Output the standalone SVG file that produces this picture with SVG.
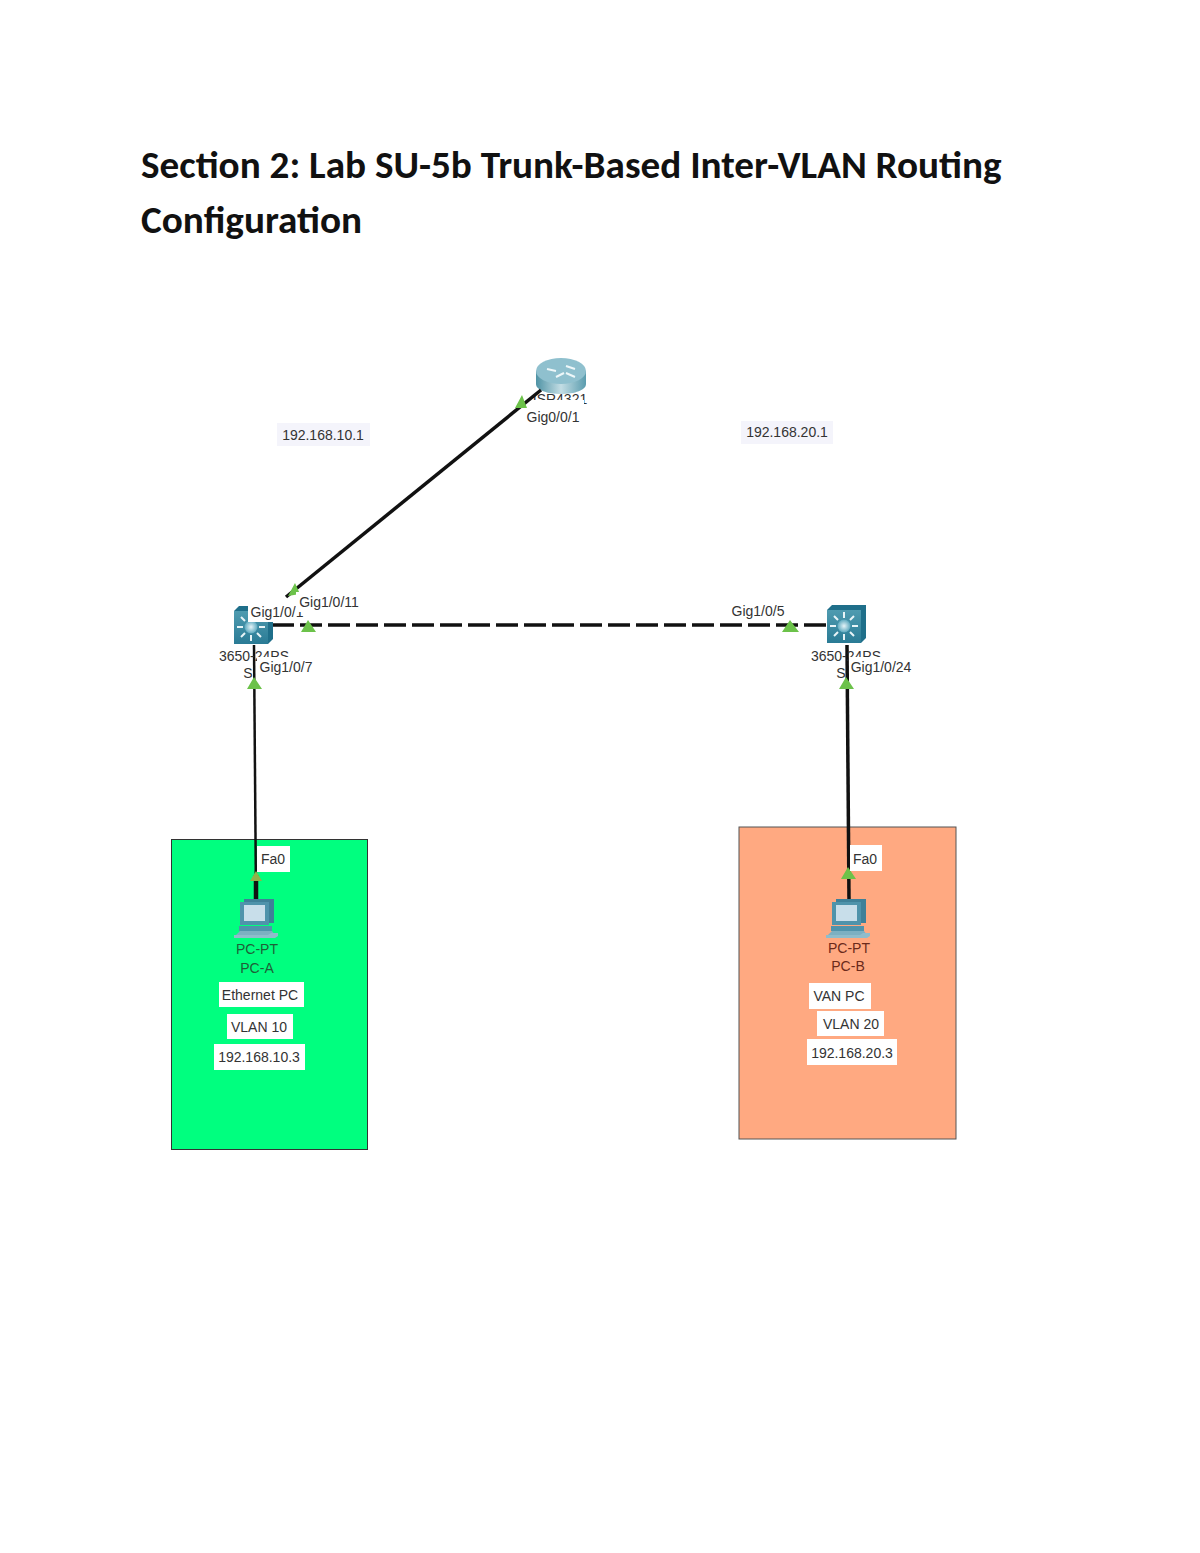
<svg xmlns="http://www.w3.org/2000/svg" width="1200" height="1553" viewBox="0 0 1200 1553">
<style>
.h{font:700 39.2px "Carlito","Open Sans","Liberation Sans",sans-serif;fill:#111}
.t{font:14px "Liberation Sans",Arial,sans-serif;fill:#333;text-anchor:middle}
.lb{fill:#fff}
.pl{fill:#f4f4fb}
.w{stroke:#111;stroke-width:3.5;fill:none}
.tri{fill:#6cc24a}
.dk{fill:#1f5f38}
.dr{fill:#6b2a1a}
</style>
<defs>
<linearGradient id="sw" x1="0" y1="0" x2="0" y2="1"><stop offset="0" stop-color="#4f9bb0"/><stop offset="1" stop-color="#2a7b95"/></linearGradient>
<radialGradient id="orb"><stop offset="0" stop-color="#e6f4f8"/><stop offset="1" stop-color="#5da9bf"/></radialGradient>
<linearGradient id="rt" x1="0" y1="0" x2="1" y2="0"><stop offset="0" stop-color="#4f93a5"/><stop offset=".5" stop-color="#c3dde4"/><stop offset="1" stop-color="#5a9cae"/></linearGradient>
<g id="pc">
<path d="M8 0h30v24H8z" fill="#3f8098"/>
<path d="M4 3h29v23H4z" fill="#4f93ab"/>
<rect x="8" y="6" width="21" height="16" fill="#c8deea"/>
<path d="M3 27h33v5H3z" fill="#4f93ab"/>
<path d="M4 32h32l3 4H0z" fill="#7cb0c2"/>
<path d="M-2 36h34l3-2h7v3l-3 2H-2z" fill="#8fbccb"/>
</g>
<g id="l3">
<path d="M0 5l5-5h34v33l-5 5H0z" fill="#1f6f8a"/>
<rect x="0" y="5" width="34" height="33" fill="url(#sw)"/>
<circle cx="17" cy="21" r="6.5" fill="url(#orb)"/>
<g stroke="#e8f4f7" stroke-width="2"><path d="M17 7v6M17 29v6M3 21h6M25 21h6M7 11l4 4M27 11l-4 4M7 31l4-4M27 31l-4-4"/></g>
</g>
</defs>
<rect width="1200" height="1553" fill="#fff"/>
<text class="h" x="141" y="178">Section 2: Lab SU-5b Trunk-Based Inter-VLAN Routing</text>
<text class="h" x="141" y="233">Configuration</text>

<g id="vlan-10-zone"><rect x="171.500" y="839.500" width="196" height="310" fill="#00ff7f" stroke="#333"/></g>
<g id="vlan-20-zone"><rect x="739" y="827" width="217" height="312" fill="#ffa981" stroke="#555"/></g>

<g id="router-isr4321">
<path d="M536 371v13c0 6 11 10 25 10s25-4 25-10v-13z" fill="url(#rt)"/>
<ellipse cx="561" cy="371" rx="25" ry="13" fill="#8fc0ce"/>
<path d="M547 369l9 2M566 366l9 3M556 377l8-4M566 373l9 4" stroke="#eef7f9" stroke-width="2"/>
<text class="t" x="560" y="404">ISR4321</text>
<rect class="lb" x="524" y="400" width="60" height="26"/>
<text class="t" x="553" y="422">Gig0/0/1</text>
</g>

<g id="connectors">
<path class="w" d="M541 390L286 597"/>
<path d="M272 625H828" stroke="#111" stroke-width="3.500" stroke-dasharray="22 6" fill="none"/>
<path d="M254 645L256 900" stroke="#111" stroke-width="2.500" fill="none"/>
<path class="w" d="M847 645L849 900"/>
<path d="M256 875V900" stroke="#111" stroke-width="4.500"/>
<path class="tri" d="M515 408l7-13 5 13zM288 596l7-13 5 11zM301 632l7-12 8 12zM782 632l8-12 9 12zM247 689l7-12 8 12zM839 689l7-12 8 12zM841 879l7-12 8 12z"/>
<path d="M250 881l6-10 6 10z" fill="#8fb34a"/>
</g>

<g id="switch-left">
<use href="#l3" x="234" y="606"/>
<text class="t" x="254" y="661">3650-24PS</text>
<rect class="lb" x="257" y="657" width="60" height="22"/>
<text class="t" x="248" y="678">S</text>
<text class="t" x="286" y="672">Gig1/0/7</text>
<rect class="lb" x="248" y="603" width="48" height="19"/>
<text class="t" x="277" y="617">Gig1/0/1</text>
<rect class="lb" x="296" y="592" width="64" height="20"/>
<text class="t" x="329" y="607">Gig1/0/11</text>
</g>

<g id="switch-right">
<use href="#l3" x="827" y="605"/>
<text class="t" x="846" y="661">3650-24PS</text>
<rect class="lb" x="849" y="657" width="66" height="22"/>
<text class="t" x="841" y="678">S</text>
<text class="t" x="881" y="672">Gig1/0/24</text>
<text class="t" x="758" y="616">Gig1/0/5</text>
</g>

<g id="label-gw-10"><rect class="pl" x="277" y="423" width="93" height="23"/><text class="t" x="323" y="440">192.168.10.1</text></g>
<g id="label-gw-20"><rect class="pl" x="741" y="421" width="92" height="23"/><text class="t" x="787" y="437">192.168.20.1</text></g>

<g id="pc-a">
<rect class="lb" x="257" y="846" width="33" height="26"/>
<text class="t" x="273" y="864">Fa0</text>
<use href="#pc" x="236" y="899"/>
<text class="t dk" x="257" y="954">PC-PT</text>
<text class="t dk" x="257" y="973">PC-A</text>
<rect class="lb" x="219" y="982" width="85" height="25"/>
<text class="t" x="260" y="1000">Ethernet PC</text>
<rect class="lb" x="227" y="1014" width="66" height="25"/>
<text class="t" x="259" y="1032">VLAN 10</text>
<rect class="lb" x="214" y="1044" width="91" height="26"/>
<text class="t" x="259" y="1062">192.168.10.3</text>
</g>

<g id="pc-b">
<rect class="lb" x="850" y="845" width="32" height="26"/>
<text class="t" x="865" y="864">Fa0</text>
<use href="#pc" x="828" y="899"/>
<text class="t dr" x="849" y="953">PC-PT</text>
<text class="t dr" x="848" y="971">PC-B</text>
<rect class="lb" x="809" y="983" width="62" height="26"/>
<text class="t" x="839" y="1001">VAN PC</text>
<rect class="lb" x="817" y="1011" width="67" height="25"/>
<text class="t" x="851" y="1029">VLAN 20</text>
<rect class="lb" x="807" y="1039" width="90" height="26"/>
<text class="t" x="852" y="1058">192.168.20.3</text>
</g>
</svg>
▬▬▬▬▬▬
# [Problem statement]
Repeat verbatim all the material, but not the pictures.

# [Correct answer]
Output the standalone SVG file that produces this picture with SVG.
<svg xmlns="http://www.w3.org/2000/svg" width="1200" height="1553" viewBox="0 0 1200 1553">
<style>
.h{font:700 39.2px "Carlito","Open Sans","Liberation Sans",sans-serif;fill:#111}
.t{font:14px "Liberation Sans",Arial,sans-serif;fill:#333;text-anchor:middle}
.lb{fill:#fff}
.pl{fill:#f4f4fb}
.w{stroke:#111;stroke-width:3.5;fill:none}
.tri{fill:#6cc24a}
.dk{fill:#1f5f38}
.dr{fill:#6b2a1a}
</style>
<defs>
<linearGradient id="sw" x1="0" y1="0" x2="0" y2="1"><stop offset="0" stop-color="#4f9bb0"/><stop offset="1" stop-color="#2a7b95"/></linearGradient>
<radialGradient id="orb"><stop offset="0" stop-color="#e6f4f8"/><stop offset="1" stop-color="#5da9bf"/></radialGradient>
<linearGradient id="rt" x1="0" y1="0" x2="1" y2="0"><stop offset="0" stop-color="#4f93a5"/><stop offset=".5" stop-color="#c3dde4"/><stop offset="1" stop-color="#5a9cae"/></linearGradient>
<g id="pc">
<path d="M8 0h30v24H8z" fill="#3f8098"/>
<path d="M4 3h29v23H4z" fill="#4f93ab"/>
<rect x="8" y="6" width="21" height="16" fill="#c8deea"/>
<path d="M3 27h33v5H3z" fill="#4f93ab"/>
<path d="M4 32h32l3 4H0z" fill="#7cb0c2"/>
<path d="M-2 36h34l3-2h7v3l-3 2H-2z" fill="#8fbccb"/>
</g>
<g id="l3">
<path d="M0 5l5-5h34v33l-5 5H0z" fill="#1f6f8a"/>
<rect x="0" y="5" width="34" height="33" fill="url(#sw)"/>
<circle cx="17" cy="21" r="6.5" fill="url(#orb)"/>
<g stroke="#e8f4f7" stroke-width="2"><path d="M17 7v6M17 29v6M3 21h6M25 21h6M7 11l4 4M27 11l-4 4M7 31l4-4M27 31l-4-4"/></g>
</g>
</defs>
<rect width="1200" height="1553" fill="#fff"/>
<text class="h" x="141" y="178">Section 2: Lab SU-5b Trunk-Based Inter-VLAN Routing</text>
<text class="h" x="141" y="233">Configuration</text>

<g id="vlan-10-zone"><rect x="171.500" y="839.500" width="196" height="310" fill="#00ff7f" stroke="#333"/></g>
<g id="vlan-20-zone"><rect x="739" y="827" width="217" height="312" fill="#ffa981" stroke="#555"/></g>

<g id="router-isr4321">
<path d="M536 371v13c0 6 11 10 25 10s25-4 25-10v-13z" fill="url(#rt)"/>
<ellipse cx="561" cy="371" rx="25" ry="13" fill="#8fc0ce"/>
<path d="M547 369l9 2M566 366l9 3M556 377l8-4M566 373l9 4" stroke="#eef7f9" stroke-width="2"/>
<text class="t" x="560" y="404">ISR4321</text>
<rect class="lb" x="524" y="400" width="60" height="26"/>
<text class="t" x="553" y="422">Gig0/0/1</text>
</g>

<g id="connectors">
<path class="w" d="M541 390L286 597"/>
<path d="M272 625H828" stroke="#111" stroke-width="3.500" stroke-dasharray="22 6" fill="none"/>
<path d="M254 645L256 900" stroke="#111" stroke-width="2.500" fill="none"/>
<path class="w" d="M847 645L849 900"/>
<path d="M256 875V900" stroke="#111" stroke-width="4.500"/>
<path class="tri" d="M515 408l7-13 5 13zM288 596l7-13 5 11zM301 632l7-12 8 12zM782 632l8-12 9 12zM247 689l7-12 8 12zM839 689l7-12 8 12zM841 879l7-12 8 12z"/>
<path d="M250 881l6-10 6 10z" fill="#8fb34a"/>
</g>

<g id="switch-left">
<use href="#l3" x="234" y="606"/>
<text class="t" x="254" y="661">3650-24PS</text>
<rect class="lb" x="257" y="657" width="60" height="22"/>
<text class="t" x="248" y="678">S</text>
<text class="t" x="286" y="672">Gig1/0/7</text>
<rect class="lb" x="248" y="603" width="48" height="19"/>
<text class="t" x="277" y="617">Gig1/0/1</text>
<rect class="lb" x="296" y="592" width="64" height="20"/>
<text class="t" x="329" y="607">Gig1/0/11</text>
</g>

<g id="switch-right">
<use href="#l3" x="827" y="605"/>
<text class="t" x="846" y="661">3650-24PS</text>
<rect class="lb" x="849" y="657" width="66" height="22"/>
<text class="t" x="841" y="678">S</text>
<text class="t" x="881" y="672">Gig1/0/24</text>
<text class="t" x="758" y="616">Gig1/0/5</text>
</g>

<g id="label-gw-10"><rect class="pl" x="277" y="423" width="93" height="23"/><text class="t" x="323" y="440">192.168.10.1</text></g>
<g id="label-gw-20"><rect class="pl" x="741" y="421" width="92" height="23"/><text class="t" x="787" y="437">192.168.20.1</text></g>

<g id="pc-a">
<rect class="lb" x="257" y="846" width="33" height="26"/>
<text class="t" x="273" y="864">Fa0</text>
<use href="#pc" x="236" y="899"/>
<text class="t dk" x="257" y="954">PC-PT</text>
<text class="t dk" x="257" y="973">PC-A</text>
<rect class="lb" x="219" y="982" width="85" height="25"/>
<text class="t" x="260" y="1000">Ethernet PC</text>
<rect class="lb" x="227" y="1014" width="66" height="25"/>
<text class="t" x="259" y="1032">VLAN 10</text>
<rect class="lb" x="214" y="1044" width="91" height="26"/>
<text class="t" x="259" y="1062">192.168.10.3</text>
</g>

<g id="pc-b">
<rect class="lb" x="850" y="845" width="32" height="26"/>
<text class="t" x="865" y="864">Fa0</text>
<use href="#pc" x="828" y="899"/>
<text class="t dr" x="849" y="953">PC-PT</text>
<text class="t dr" x="848" y="971">PC-B</text>
<rect class="lb" x="809" y="983" width="62" height="26"/>
<text class="t" x="839" y="1001">VAN PC</text>
<rect class="lb" x="817" y="1011" width="67" height="25"/>
<text class="t" x="851" y="1029">VLAN 20</text>
<rect class="lb" x="807" y="1039" width="90" height="26"/>
<text class="t" x="852" y="1058">192.168.20.3</text>
</g>
</svg>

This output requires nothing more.